Drinking just one energy drink may decrease the vascular function of a person’s heart, according to the findings of new research, which adds to the growing evidence that suggests side effects of energy drinks can lead to major health consequences.
The preliminary findings of a new study will be presented by researchers from McGovern Medical School at UTHealth in Houston at the American Heart Association’s Scientific Sessions 2018 in Chicago next week, according to a press release issued by the association.
The research involved a group of 44 healthy, non-smoking medical students in their 20s. Study authors tested the endothelial, or blood vessel, function of each student before drinking a 24 ounce energy drink. The students endothelial function was tested again 90 minutes after consuming the energy drink.

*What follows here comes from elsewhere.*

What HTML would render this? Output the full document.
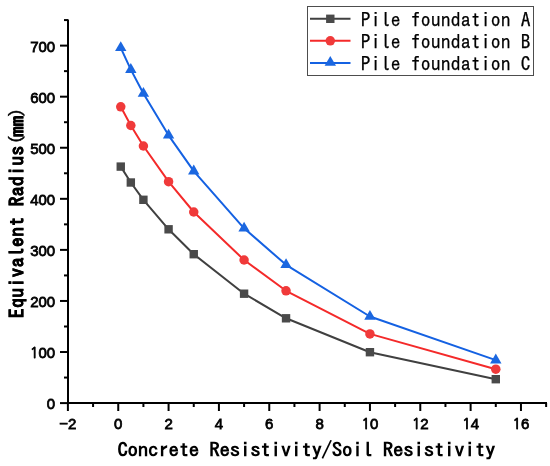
<!DOCTYPE html><html><head><meta charset="utf-8"><style>html,body{margin:0;padding:0;background:#fff;}svg{display:block}</style></head><body>
<svg width="550" height="466" viewBox="0 0 550 466">
<rect width="550" height="466" fill="#fff"/>
<g stroke="#000" stroke-width="2" fill="none">
<line x1="68" y1="19.5" x2="68" y2="404"/>
<line x1="67" y1="403" x2="547" y2="403"/>
<line x1="60" y1="403.1" x2="68" y2="403.1"/>
<line x1="64" y1="377.56" x2="68" y2="377.56"/>
<line x1="60" y1="352.03" x2="68" y2="352.03"/>
<line x1="64" y1="326.5" x2="68" y2="326.5"/>
<line x1="60" y1="300.96" x2="68" y2="300.96"/>
<line x1="64" y1="275.43" x2="68" y2="275.43"/>
<line x1="60" y1="249.89" x2="68" y2="249.89"/>
<line x1="64" y1="224.36" x2="68" y2="224.36"/>
<line x1="60" y1="198.82" x2="68" y2="198.82"/>
<line x1="64" y1="173.28" x2="68" y2="173.28"/>
<line x1="60" y1="147.75" x2="68" y2="147.75"/>
<line x1="64" y1="122.21" x2="68" y2="122.21"/>
<line x1="60" y1="96.68" x2="68" y2="96.68"/>
<line x1="64" y1="71.14" x2="68" y2="71.14"/>
<line x1="60" y1="45.61" x2="68" y2="45.61"/>
<line x1="64" y1="20.07" x2="68" y2="20.07"/>
<line x1="67.9" y1="403" x2="67.9" y2="411"/>
<line x1="93.07" y1="403" x2="93.07" y2="407"/>
<line x1="118.24" y1="403" x2="118.24" y2="411"/>
<line x1="143.41" y1="403" x2="143.41" y2="407"/>
<line x1="168.58" y1="403" x2="168.58" y2="411"/>
<line x1="193.75" y1="403" x2="193.75" y2="407"/>
<line x1="218.92" y1="403" x2="218.92" y2="411"/>
<line x1="244.09" y1="403" x2="244.09" y2="407"/>
<line x1="269.26" y1="403" x2="269.26" y2="411"/>
<line x1="294.43" y1="403" x2="294.43" y2="407"/>
<line x1="319.6" y1="403" x2="319.6" y2="411"/>
<line x1="344.77" y1="403" x2="344.77" y2="407"/>
<line x1="369.94" y1="403" x2="369.94" y2="411"/>
<line x1="395.11" y1="403" x2="395.11" y2="407"/>
<line x1="420.28" y1="403" x2="420.28" y2="411"/>
<line x1="445.45" y1="403" x2="445.45" y2="407"/>
<line x1="470.62" y1="403" x2="470.62" y2="411"/>
<line x1="495.79" y1="403" x2="495.79" y2="407"/>
<line x1="520.96" y1="403" x2="520.96" y2="411"/>
<line x1="546.13" y1="403" x2="546.13" y2="407"/>
</g>
<text transform="translate(55.2,409.4) scale(0.975,1)" text-anchor="end" font-family="Liberation Sans, Arial, sans-serif" font-size="15.4" fill="#000" stroke="#000" stroke-width="0.8">0</text>
<text transform="translate(55.2,358.33) scale(0.975,1)" text-anchor="end" font-family="Liberation Sans, Arial, sans-serif" font-size="15.4" fill="#000" stroke="#000" stroke-width="0.8"><tspan font-family="NanumGothic, Liberation Sans, sans-serif" font-size="14.3" stroke-width="0.85">1</tspan>00</text>
<text transform="translate(55.2,307.26) scale(0.975,1)" text-anchor="end" font-family="Liberation Sans, Arial, sans-serif" font-size="15.4" fill="#000" stroke="#000" stroke-width="0.8">200</text>
<text transform="translate(55.2,256.19) scale(0.975,1)" text-anchor="end" font-family="Liberation Sans, Arial, sans-serif" font-size="15.4" fill="#000" stroke="#000" stroke-width="0.8">300</text>
<text transform="translate(55.2,205.12) scale(0.975,1)" text-anchor="end" font-family="Liberation Sans, Arial, sans-serif" font-size="15.4" fill="#000" stroke="#000" stroke-width="0.8">400</text>
<text transform="translate(55.2,154.05) scale(0.975,1)" text-anchor="end" font-family="Liberation Sans, Arial, sans-serif" font-size="15.4" fill="#000" stroke="#000" stroke-width="0.8">500</text>
<text transform="translate(55.2,102.98) scale(0.975,1)" text-anchor="end" font-family="Liberation Sans, Arial, sans-serif" font-size="15.4" fill="#000" stroke="#000" stroke-width="0.8">600</text>
<text transform="translate(55.2,51.91) scale(0.975,1)" text-anchor="end" font-family="Liberation Sans, Arial, sans-serif" font-size="15.4" fill="#000" stroke="#000" stroke-width="0.8">700</text>
<text transform="translate(67.9,429.4) scale(0.975,1)" text-anchor="middle" font-family="Liberation Sans, Arial, sans-serif" font-size="15.4" fill="#000" stroke="#000" stroke-width="0.8">−2</text>
<text transform="translate(118.24,429.4) scale(0.975,1)" text-anchor="middle" font-family="Liberation Sans, Arial, sans-serif" font-size="15.4" fill="#000" stroke="#000" stroke-width="0.8">0</text>
<text transform="translate(168.58,429.4) scale(0.975,1)" text-anchor="middle" font-family="Liberation Sans, Arial, sans-serif" font-size="15.4" fill="#000" stroke="#000" stroke-width="0.8">2</text>
<text transform="translate(218.92,429.4) scale(0.975,1)" text-anchor="middle" font-family="Liberation Sans, Arial, sans-serif" font-size="15.4" fill="#000" stroke="#000" stroke-width="0.8">4</text>
<text transform="translate(269.26,429.4) scale(0.975,1)" text-anchor="middle" font-family="Liberation Sans, Arial, sans-serif" font-size="15.4" fill="#000" stroke="#000" stroke-width="0.8">6</text>
<text transform="translate(319.6,429.4) scale(0.975,1)" text-anchor="middle" font-family="Liberation Sans, Arial, sans-serif" font-size="15.4" fill="#000" stroke="#000" stroke-width="0.8">8</text>
<text transform="translate(369.94,429.4) scale(0.975,1)" text-anchor="middle" font-family="Liberation Sans, Arial, sans-serif" font-size="15.4" fill="#000" stroke="#000" stroke-width="0.8"><tspan font-family="NanumGothic, Liberation Sans, sans-serif" font-size="14.3" stroke-width="0.85">1</tspan>0</text>
<text transform="translate(420.28,429.4) scale(0.975,1)" text-anchor="middle" font-family="Liberation Sans, Arial, sans-serif" font-size="15.4" fill="#000" stroke="#000" stroke-width="0.8"><tspan font-family="NanumGothic, Liberation Sans, sans-serif" font-size="14.3" stroke-width="0.85">1</tspan>2</text>
<text transform="translate(470.62,429.4) scale(0.975,1)" text-anchor="middle" font-family="Liberation Sans, Arial, sans-serif" font-size="15.4" fill="#000" stroke="#000" stroke-width="0.8"><tspan font-family="NanumGothic, Liberation Sans, sans-serif" font-size="14.3" stroke-width="0.85">1</tspan>4</text>
<text transform="translate(520.96,429.4) scale(0.975,1)" text-anchor="middle" font-family="Liberation Sans, Arial, sans-serif" font-size="15.4" fill="#000" stroke="#000" stroke-width="0.8"><tspan font-family="NanumGothic, Liberation Sans, sans-serif" font-size="14.3" stroke-width="0.85">1</tspan>6</text>
<text transform="translate(117.4,457.3) scale(1.08,1)" x="0" y="0" font-family="IPAGothic, 'Noto Sans CJK JP', monospace" font-weight="bold" font-size="19.4" letter-spacing="-0.245" fill="#000">Concrete Resistivity/Soil Resistivity</text>
<text transform="translate(23.8,318) rotate(-90)" x="0" y="0" font-family="IPAGothic, 'Noto Sans CJK JP', monospace" font-weight="bold" font-size="19.4" letter-spacing="0.46" fill="#000" stroke="#000" stroke-width="0.3">Equivalent Radius</text>
<text transform="translate(22.9,144) rotate(-90)" font-family="IPAGothic, 'Noto Sans CJK JP', monospace" fill="#000" font-size="18" stroke="#000" stroke-width="0.45">(</text>
<text transform="translate(23.8,138.1) rotate(-90) scale(1.18,1)" font-family="IPAGothic, 'Noto Sans CJK JP', monospace" fill="#000" font-size="19.4" font-weight="bold" stroke="#000" stroke-width="0.1">㎜</text>
<text transform="translate(22.9,117.2) rotate(-90)" font-family="IPAGothic, 'Noto Sans CJK JP', monospace" fill="#000" font-size="18" stroke="#000" stroke-width="0.45">)</text>
<polyline points="120.76,166.6 130.83,182.5 143.41,199.8 168.58,229.3 193.75,254.2 244.09,293.7 286.04,318.3 369.94,352.2 495.79,379.2" fill="none" stroke="#404040" stroke-width="2.0" stroke-linejoin="round"/>
<polyline points="120.76,106.8 130.83,125.5 143.41,146.0 168.58,181.7 193.75,212.0 244.09,260.0 286.04,290.8 369.94,333.9 495.79,369.2" fill="none" stroke="#F42A2A" stroke-width="2.0" stroke-linejoin="round"/>
<polyline points="120.76,47.8 130.83,69.6 143.41,93.5 168.58,135.3 193.75,171.1 244.09,228.3 286.04,264.8 369.94,316.5 495.79,360.1" fill="none" stroke="#1461E2" stroke-width="2.0" stroke-linejoin="round"/>
<rect x="116.56" y="162.4" width="8.4" height="8.4" fill="#4A4A4A"/>
<rect x="126.63" y="178.3" width="8.4" height="8.4" fill="#4A4A4A"/>
<rect x="139.21" y="195.6" width="8.4" height="8.4" fill="#4A4A4A"/>
<rect x="164.38" y="225.1" width="8.4" height="8.4" fill="#4A4A4A"/>
<rect x="189.55" y="250.0" width="8.4" height="8.4" fill="#4A4A4A"/>
<rect x="239.89" y="289.5" width="8.4" height="8.4" fill="#4A4A4A"/>
<rect x="281.84" y="314.1" width="8.4" height="8.4" fill="#4A4A4A"/>
<rect x="365.74" y="348.0" width="8.4" height="8.4" fill="#4A4A4A"/>
<rect x="491.59" y="375.0" width="8.4" height="8.4" fill="#4A4A4A"/>
<circle cx="120.76" cy="106.8" r="4.75" fill="#F03A3A"/>
<circle cx="130.83" cy="125.5" r="4.75" fill="#F03A3A"/>
<circle cx="143.41" cy="146.0" r="4.75" fill="#F03A3A"/>
<circle cx="168.58" cy="181.7" r="4.75" fill="#F03A3A"/>
<circle cx="193.75" cy="212.0" r="4.75" fill="#F03A3A"/>
<circle cx="244.09" cy="260.0" r="4.75" fill="#F03A3A"/>
<circle cx="286.04" cy="290.8" r="4.75" fill="#F03A3A"/>
<circle cx="369.94" cy="333.9" r="4.75" fill="#F03A3A"/>
<circle cx="495.79" cy="369.2" r="4.75" fill="#F03A3A"/>
<polygon points="120.76,41.3 126.46,51.1 115.06,51.1" fill="#1B67E0"/>
<polygon points="130.83,63.1 136.53,72.9 125.13,72.9" fill="#1B67E0"/>
<polygon points="143.41,87.0 149.11,96.8 137.71,96.8" fill="#1B67E0"/>
<polygon points="168.58,128.8 174.28,138.6 162.88,138.6" fill="#1B67E0"/>
<polygon points="193.75,164.6 199.45,174.4 188.05,174.4" fill="#1B67E0"/>
<polygon points="244.09,221.8 249.79,231.6 238.39,231.6" fill="#1B67E0"/>
<polygon points="286.04,258.3 291.74,268.1 280.34,268.1" fill="#1B67E0"/>
<polygon points="369.94,310.0 375.64,319.8 364.24,319.8" fill="#1B67E0"/>
<polygon points="495.79,353.6 501.49,363.4 490.09,363.4" fill="#1B67E0"/>
<rect x="307.5" y="6.5" width="226" height="69" fill="#fff" stroke="#4d4d4d" stroke-width="1"/>
<line x1="310" y1="18.8" x2="350.5" y2="18.8" stroke="#404040" stroke-width="2.0"/>
<rect x="326.1" y="14.6" width="8.4" height="8.4" fill="#4A4A4A"/>
<line x1="310" y1="40.8" x2="350.5" y2="40.8" stroke="#F42A2A" stroke-width="2.0"/>
<circle cx="330.3" cy="40.8" r="4.75" fill="#F03A3A"/>
<line x1="310" y1="62.9" x2="350.5" y2="62.9" stroke="#1461E2" stroke-width="2.0"/>
<polygon points="330.3,56.0 336.0,65.8 324.6,65.8" fill="#1B67E0"/>
<text x="360.8" y="27.3" font-family="IPAGothic, 'Noto Sans CJK JP', monospace" font-size="19.5" letter-spacing="0.25" fill="#000" stroke="#000" stroke-width="0.25">Pile foundation A</text>
<text x="360.8" y="49.1" font-family="IPAGothic, 'Noto Sans CJK JP', monospace" font-size="19.5" letter-spacing="0.25" fill="#000" stroke="#000" stroke-width="0.25">Pile foundation B</text>
<text x="360.8" y="70.8" font-family="IPAGothic, 'Noto Sans CJK JP', monospace" font-size="19.5" letter-spacing="0.25" fill="#000" stroke="#000" stroke-width="0.25">Pile foundation C</text>
</svg></body></html>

According to the data, blood vessel function was affected after having only one energy drink. The students had an average of 5.1% blood vessel dilation before consuming an energy drink. After consuming the drink, blood vessel dilation dropped to 2.8%, suggesting the one drink had an “acute impairment” on blood vessel function.
Researchers believe the negative effect may be linked to the energy drinks’ ingredients, which includes caffeine, taurine, sugar, and other herbals. They speculate these ingredients may affect the endothelium of the vessels.
Numerous studies have linked popular energy drinks, such as Red Bull, Monster, Rockstar and others, to increased risk of heart problems, including abnormal heart rhythms and prolonged elevated blood pressure.
Other studies have found that energy drinks may cause a person to experience more forceful heart contractions, putting them at risk for heart attack and other cardiac problems.
Researchers have also linked the drinks to problems associated with the nerves and stomach. One study indicated heart problems can occur by drinking only two cans per day, while another study indicated it only took one 16-ounce can before users saw a spike in blood pressure.
Officials in the U.K. are considering banning energy drinks for teens, citing the high caffeine amounts as detrimental to adolescent health.
“As energy drinks are becoming more and more popular, it is important to study the effects of these drinks on those who frequently drink them and better determine what, if any, is a safe consumption pattern,” authors noted.
The findings of the study are considered preliminary until they are published in a peer-reviewed journal.